PETA's anti-hunting Facebook frame "Shoot Selfies, Not Animals" spread on social media last week from an unlikely source.
Hunters began attaching the frame to photos of their kills in an effort to troll the animal rights organization.
Some wrote that PETA's anti-hunting campaign backfired while others just couldn't resist the opportunity to "completely troll PETA."
One person even tweeted asking how PETA's "social media person" feels about the filter's not-intended use.
Turns out, they're not feeling that bad.
In a blog post from PETA, the organization's executive vice president said "PETA owes a big thank-you to the would-be trolls who are spreading our message of compassion."
"In an attempt at humor, thousands of hunters began using PETA’s frame on photos of themselves posing with the corpses of animals they’d killed," PETA wrote. "But ironically, their actions served only to introduce PETA and our anti-hunting message to a whole new audience."

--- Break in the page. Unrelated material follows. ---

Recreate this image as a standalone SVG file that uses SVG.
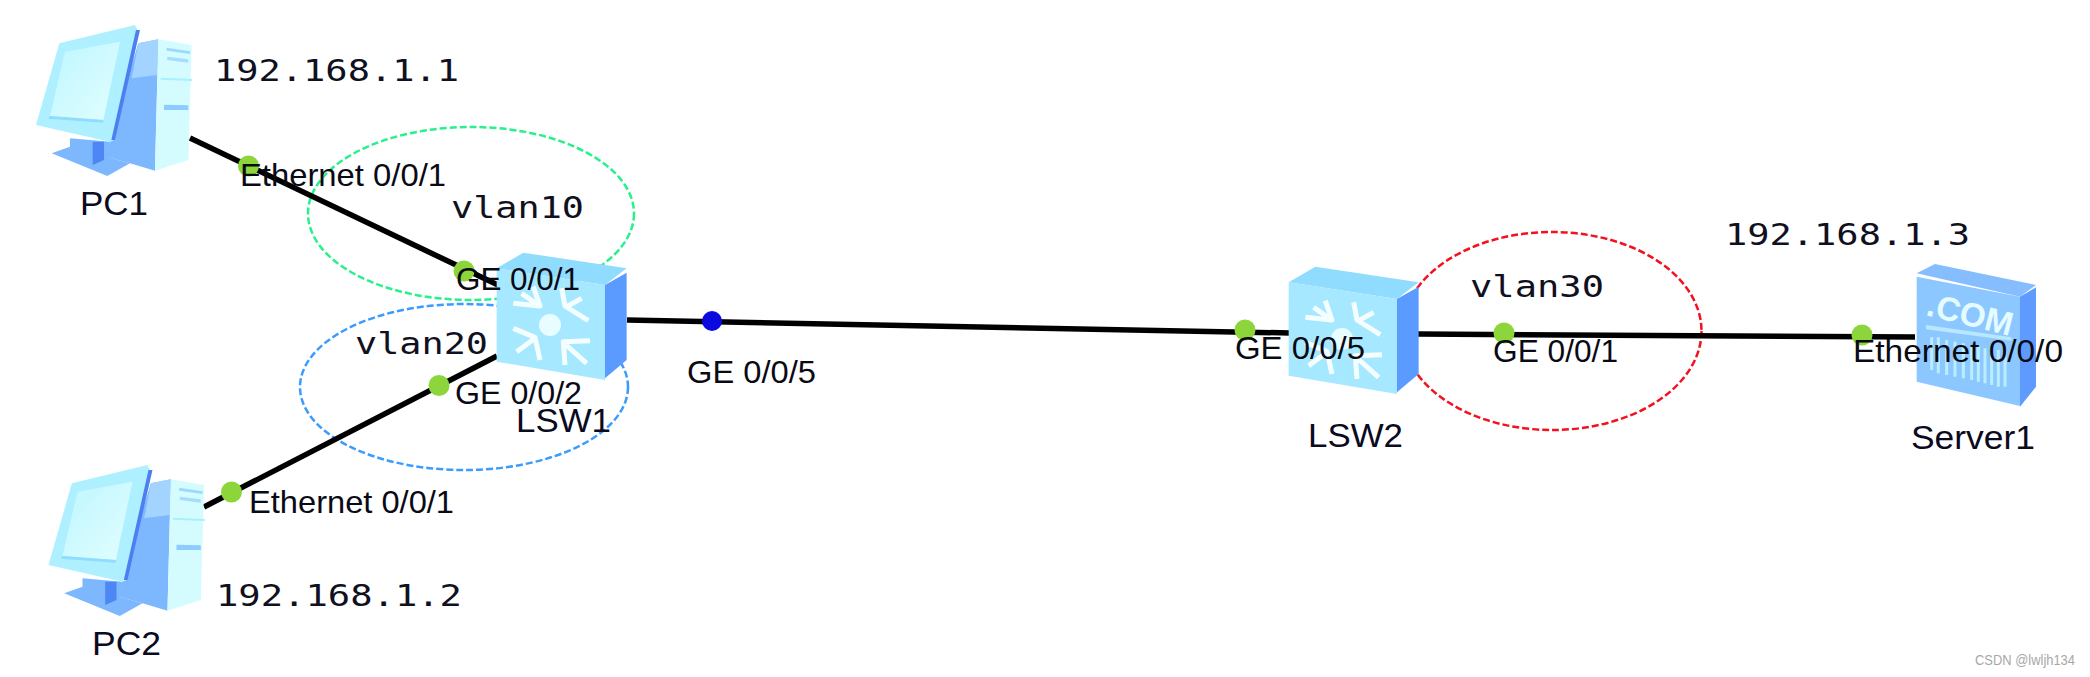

Their message spread, to the dismay of the Arizona Game and Fish Department.
The department took to social media Monday to tell hunters what the so-called "trolling" was doing.
"If you're using a PETA 'picture frame,' you're playing right into the hands of anti-hunting propagandists," the department wrote on Facebook.
AZGFD in the past has been adamant about its support for hunters -- which they've said are some of the biggest contributors to wildlife conservation. They echoed those statements in replies to commenters Monday.
The department said the tax paid by hunters and anglers on sporting goods, ammo and fishing gear is given back to the state yearly to "pay for conservation."
"These sportsmen and women knew exactly what they were doing when they set up this system because they wanted to fund wildlife conservation in a way that wasn't dependent on taxpayers," AZGFD wrote. "If you do not hunt or fish, you do not pay to support wildlife."
The department said early conservationists who started witnessing animal (game) numbers depleting, some even nearing extinction, wanted a "natural way" to raise conservation funds.
AZGFD followed the views of KTAR's Mike Russel who also said the trolling "played right into PETA’s hands."
"They might not have intended to do this," Russel wrote, "but in the battle between PETA propaganda and the truth, score one for PETA."
The department went on to write its well aware of groups that contribute to wildlife conservation even with members who don't hunt or fish, but said there are many that, instead, spend their money on "marketing and fundraising to pay attorneys."
"Little, if any of their money actually pays for boots on the ground conservation," the department wrote with a reminder for donors to always check to see where their money is being used.
AZGFD ended its barrage of replies by saying hunters and anglers "willingly pay" the tax on sporting goods and ammo in order to aid in wildlife conservation efforts, and it understands how far PETA will go to stop hunting.
PETA wrote the attempts to troll them backfired "big time."